Hoganson’s project, “Infrastructural Power: Engineering Empire in the Caribbean Area, 1898-1929,” examines the building boom of the early 20th century and the extraordinary magnitude of U.S. involvement in engineering projects from Mexico to Venezuela and in Cuba, Puerto Rico, Haiti and the Dominican Republic. Hoganson will look at the politics of road and railroad building, harbor improvements, canal construction, and the building of hydroelectric plants and electrification systems. She is especially interested in how U.S. engineers — both private sector and military — shaped the Caribbean region in ways conducive to advancing U.S. interests, including displacing European rivals, extracting wealth, tying regional economies to the U.S., and enabling U.S. military access, white settlement, and tourism. In addition to undergirding U.S. power in the Caribbean area, these projects had a major footprint, affecting daily lives, working conditions, labor movements, Indigenous communities, nationalist politics, and ecologies.
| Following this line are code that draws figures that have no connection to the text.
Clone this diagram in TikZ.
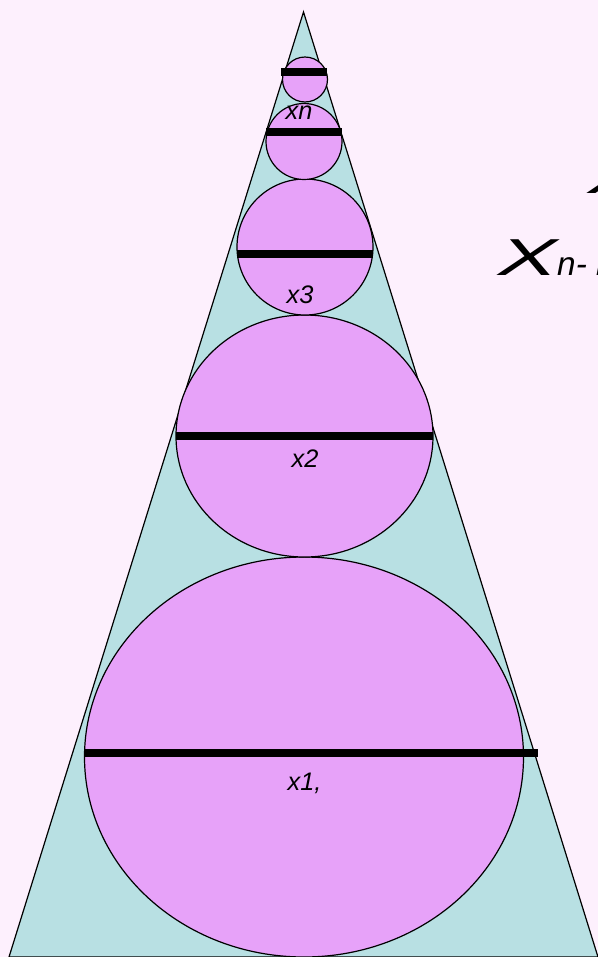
\documentclass[tikz,border=0pt]{standalone}
\usepackage{fontspec}
\setmainfont{Liberation Sans}
\definecolor{bg}{RGB}{253,240,253}
\definecolor{tri}{RGB}{184,224,227}
\definecolor{ball}{RGB}{231,162,249}
\begin{document}
\begin{tikzpicture}[x=0.75pt,y=-0.75pt,
  outline/.style={draw=black,line width=0.9pt},
  ballstyle/.style={outline,fill=ball},
  barline/.style={draw=black,line width=5.4pt},
  lab/.style={inner sep=0pt,anchor=base,font=\fontsize{19}{22}\selectfont\itshape},
  bigtxt/.style={inner sep=0pt,anchor=base west,font=\fontsize{39}{45}\selectfont\itshape}]
\useasboundingbox (0,0) rectangle (598,957);
\fill[bg] (0,0) rectangle (598,957);
% cone
\coordinate (apex) at (303.5,12);
\coordinate (bl) at (9,957);
\coordinate (br) at (598,957);
\draw[outline,fill=tri] (apex) -- (bl) -- (br) -- cycle;
% balls
\draw[ballstyle] (304,757) ellipse [x radius=219.5, y radius=200];
\draw[ballstyle] (304.5,436) ellipse [x radius=128.5, y radius=121];
\draw[ballstyle] (305,247) circle [radius=68];
\draw[ballstyle] (304,141.5) circle [radius=38];
\draw[ballstyle] (305,79.5) circle [radius=22.5];
% diameters
\coordinate (d1l) at (85,753);  \coordinate (d1r) at (538,753);
\coordinate (d2l) at (176,436); \coordinate (d2r) at (433,436);
\coordinate (d3l) at (237,254); \coordinate (d3r) at (373,254);
\coordinate (d4l) at (266,132); \coordinate (d4r) at (342,132);
\coordinate (d5l) at (281,72);  \coordinate (d5r) at (327,72);
\draw[barline,line width=6pt] (d1l) -- (d1r);
\draw[barline] (d2l) -- (d2r);
\draw[barline] (d3l) -- (d3r);
\draw[barline] (d4l) -- (d4r);
\draw[barline,line width=6.5pt] (d5l) -- (d5r);
% labels
\node[lab] (l1) at (304.5,790) {x1,};
\node[lab] (l2) at (305,467) {x2};
\node[lab] (l3) at (300,303) {x3};
\node[lab] (ln) at (299,119) {xn};
% right text (cut off at the edge, as in the reference)
\node[bigtxt] (t1) at (588,193) {\scalebox{1.7}[1]{X}};
\node[bigtxt] (t2) at (498,275) {\scalebox{1.7}[1]{X}{\fontsize{25}{30}\selectfont n- п}};
\end{tikzpicture}
\end{document}
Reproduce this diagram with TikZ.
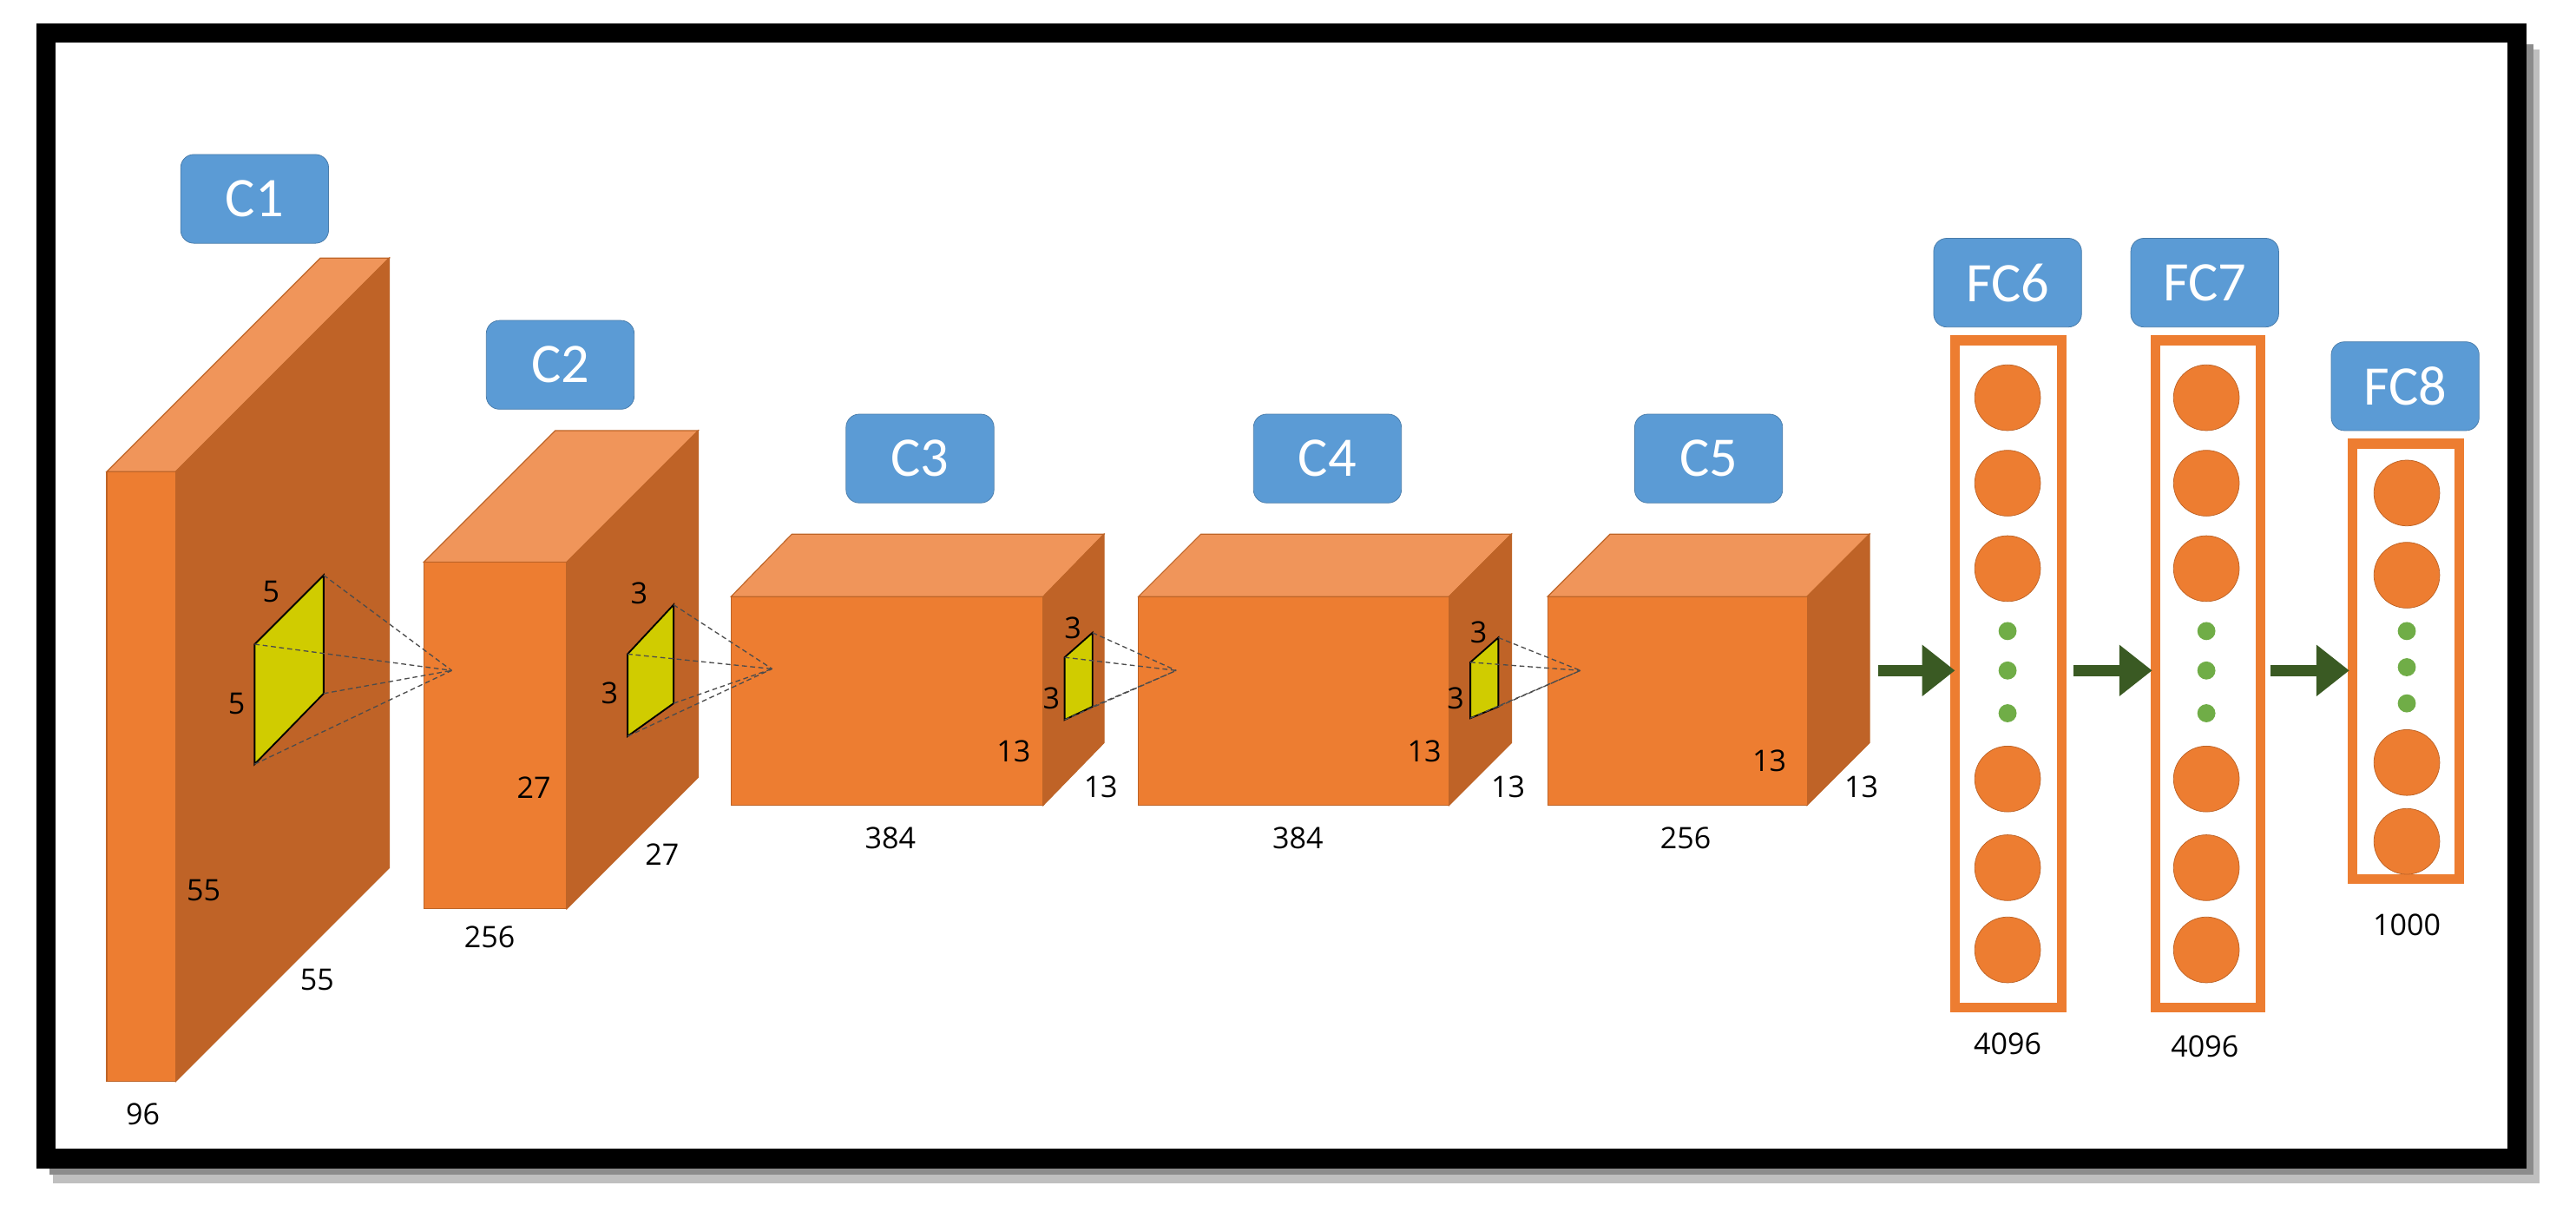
\documentclass[tikz,border=0pt]{standalone}
\usepackage{fontspec}
\setmainfont{Open Sans}
\newfontfamily\lblfont{Carlito}
\usetikzlibrary{arrows.meta}
\definecolor{ofront}{HTML}{ED7D31}
\definecolor{oside}{HTML}{BF6327}
\definecolor{otop}{HTML}{F0955A}
\definecolor{ylw}{HTML}{D0CC00}
\definecolor{lblue}{HTML}{5B9BD5}
\definecolor{agreen}{HTML}{3A5A23}
\definecolor{dotg}{HTML}{70AD47}
\newcommand\mycube[6]{% x1 x2 ytop ybot dx dy
  \fill[otop,draw=ofront!80!black,line width=0.6pt] (#1,#3)--(#2,#3)--(#2+#5,#3-#6)--(#1+#5,#3-#6)--cycle;
  \fill[oside,draw=ofront!80!black,line width=0.6pt] (#2,#3)--(#2+#5,#3-#6)--(#2+#5,#4-#6)--(#2,#4)--cycle;
  \fill[ofront,draw=ofront!80!black,line width=0.6pt] (#1,#3) rectangle (#2,#4);}
\tikzset{
  lbl/.style={fill=lblue,draw=lblue!80!black,rounded corners=8pt,text=white,font=\lblfont\fontsize{34}{34}\selectfont,minimum width=90pt,minimum height=54pt,inner sep=0pt},
  num/.style={font=\fontsize{18}{18}\selectfont,inner sep=0pt},
  patch/.style={fill=ylw,draw=black,line width=1pt},
  ray/.style={draw=black!70,line width=0.7pt,densely dashed},
  fcbox/.style={draw=ofront,line width=6pt},
  neuron/.style={circle,fill=ofront,draw=ofront!80!black,minimum size=40pt,inner sep=0pt},
  gdot/.style={circle,fill=dotg,minimum size=11pt,inner sep=0pt},
  garrow/.style={draw=agreen,line width=7pt,-{Triangle[length=20pt,width=30pt]}}
}
\begin{document}
\begin{tikzpicture}[x=1pt,y=-1pt]
\useasboundingbox (0,0) rectangle (1568,737);
\fill[white] (0,0) rectangle (1568,737);
\fill[black!25] (32,30) rectangle (1546,720);
\fill[black!45] (30,27) rectangle (1542,715);
\draw[line width=12pt,fill=white] (28,20) rectangle (1532,705);
% cuboids
\mycube{65}{107}{287}{658}{130}{130}
\mycube{258}{345}{342}{553}{80}{80}
\mycube{445}{635}{363}{490}{37}{38}
\mycube{693}{882}{363}{490}{38}{38}
\mycube{942}{1100}{363}{490}{38}{38}
% patches and rays
\coordinate (p1a) at (155,392); \coordinate (p1b) at (197,350); \coordinate (p1c) at (197,422); \coordinate (p1d) at (155,465); \coordinate (t1) at (275,408);
\fill[patch] (p1a)--(p1b)--(p1c)--(p1d)--cycle;
\draw[ray] (p1b)--(t1) (p1a)--(t1) (p1c)--(t1) (p1d)--(t1);
\coordinate (p2a) at (382,398); \coordinate (p2b) at (410,368); \coordinate (p2c) at (410,428); \coordinate (p2d) at (382,448); \coordinate (t2) at (470,407);
\fill[patch] (p2a)--(p2b)--(p2c)--(p2d)--cycle;
\draw[ray] (p2b)--(t2) (p2a)--(t2) (p2c)--(t2) (p2d)--(t2);
\coordinate (p3a) at (648,400); \coordinate (p3b) at (665,385); \coordinate (p3c) at (665,430); \coordinate (p3d) at (648,438); \coordinate (t3) at (716,408);
\fill[patch] (p3a)--(p3b)--(p3c)--(p3d)--cycle;
\draw[ray] (p3b)--(t3) (p3a)--(t3) (p3c)--(t3) (p3d)--(t3);
\coordinate (p4a) at (895,403); \coordinate (p4b) at (912,388); \coordinate (p4c) at (912,430); \coordinate (p4d) at (895,437); \coordinate (t4) at (962,408);
\fill[patch] (p4a)--(p4b)--(p4c)--(p4d)--cycle;
\draw[ray] (p4b)--(t4) (p4a)--(t4) (p4c)--(t4) (p4d)--(t4);
% labels
\node[lbl] (c1) at (155,121) {C1};
\node[lbl] (c2) at (341,222) {C2};
\node[lbl] (c3) at (560,279) {C3};
\node[lbl] (c4) at (808,279) {C4};
\node[lbl] (c5) at (1040,279) {C5};
\node[lbl] (fc6) at (1222,172) {FC6};
\node[lbl] (fc7) at (1342,172) {FC7};
\node[lbl] (fc8) at (1464,235) {FC8};
% numbers
\node[num] (n1) at (165,360) {5};
\node[num] (n2) at (144,428) {5};
\node[num] (n3) at (124,542) {55};
\node[num] (n4) at (193,596) {55};
\node[num] (n5) at (87,678) {96};
\node[num] (n6) at (389,361) {3};
\node[num] (n7) at (371,422) {3};
\node[num] (n8) at (325,479) {27};
\node[num] (n9) at (403,520) {27};
\node[num] (n10) at (298,570) {256};
\node[num] (n11) at (653,382) {3};
\node[num] (n12) at (640,425) {3};
\node[num] (n13) at (617,457) {13};
\node[num] (n14) at (670,479) {13};
\node[num] (n15) at (542,510) {384};
\node[num] (n16) at (900,385) {3};
\node[num] (n17) at (886,425) {3};
\node[num] (n18) at (867,457) {13};
\node[num] (n19) at (918,479) {13};
\node[num] (n20) at (790,510) {384};
\node[num] (n21) at (1077,463) {13};
\node[num] (n22) at (1133,479) {13};
\node[num] (n23) at (1026,510) {256};
\node[num] (n24) at (1222,635) {4096};
\node[num] (n25) at (1342,637) {4096};
\node[num] (n26) at (1465,563) {1000};
% FC layers
\draw[fcbox] (1190,207) rectangle (1255,613);
\draw[fcbox] (1312,207) rectangle (1376,613);
\draw[fcbox] (1432,270) rectangle (1497,535);
\foreach \y [count=\i] in {242,294,346,474,528,578} {
  \node[neuron] (a\i) at (1222,\y) {};
  \node[neuron] (b\i) at (1343,\y) {};}
\foreach \y [count=\i] in {384,408,434} {
  \node[gdot] (ad\i) at (1222,\y) {};
  \node[gdot] (bd\i) at (1343,\y) {};}
\foreach \y [count=\i] in {300,350,464,512} {\node[neuron] (c\i x) at (1465,\y) {};}
\foreach \y [count=\i] in {384,406,428} {\node[gdot] (cd\i) at (1465,\y) {};}
% arrows
\coordinate (s1) at (1143,408); \coordinate (e1) at (1190,408);
\coordinate (s2) at (1262,408); \coordinate (e2) at (1310,408);
\coordinate (s3) at (1382,408); \coordinate (e3) at (1430,408);
\draw[garrow] (s1)--(e1);
\draw[garrow] (s2)--(e2);
\draw[garrow] (s3)--(e3);
\end{tikzpicture}
\end{document}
Hoganson plans to use her NEH Fellowship to conduct research on military engineering for combat and occupation purposes.

In 2019, Hoganson was named the Stanley S. Stroup Professor of United States History.

The NEH is an independent federal agency and one of the largest funders of humanities programs in the U.S. It supports research and learning in history, literature, philosophy, and other areas of the humanities by funding selected peer-reviewed proposals from around the nation.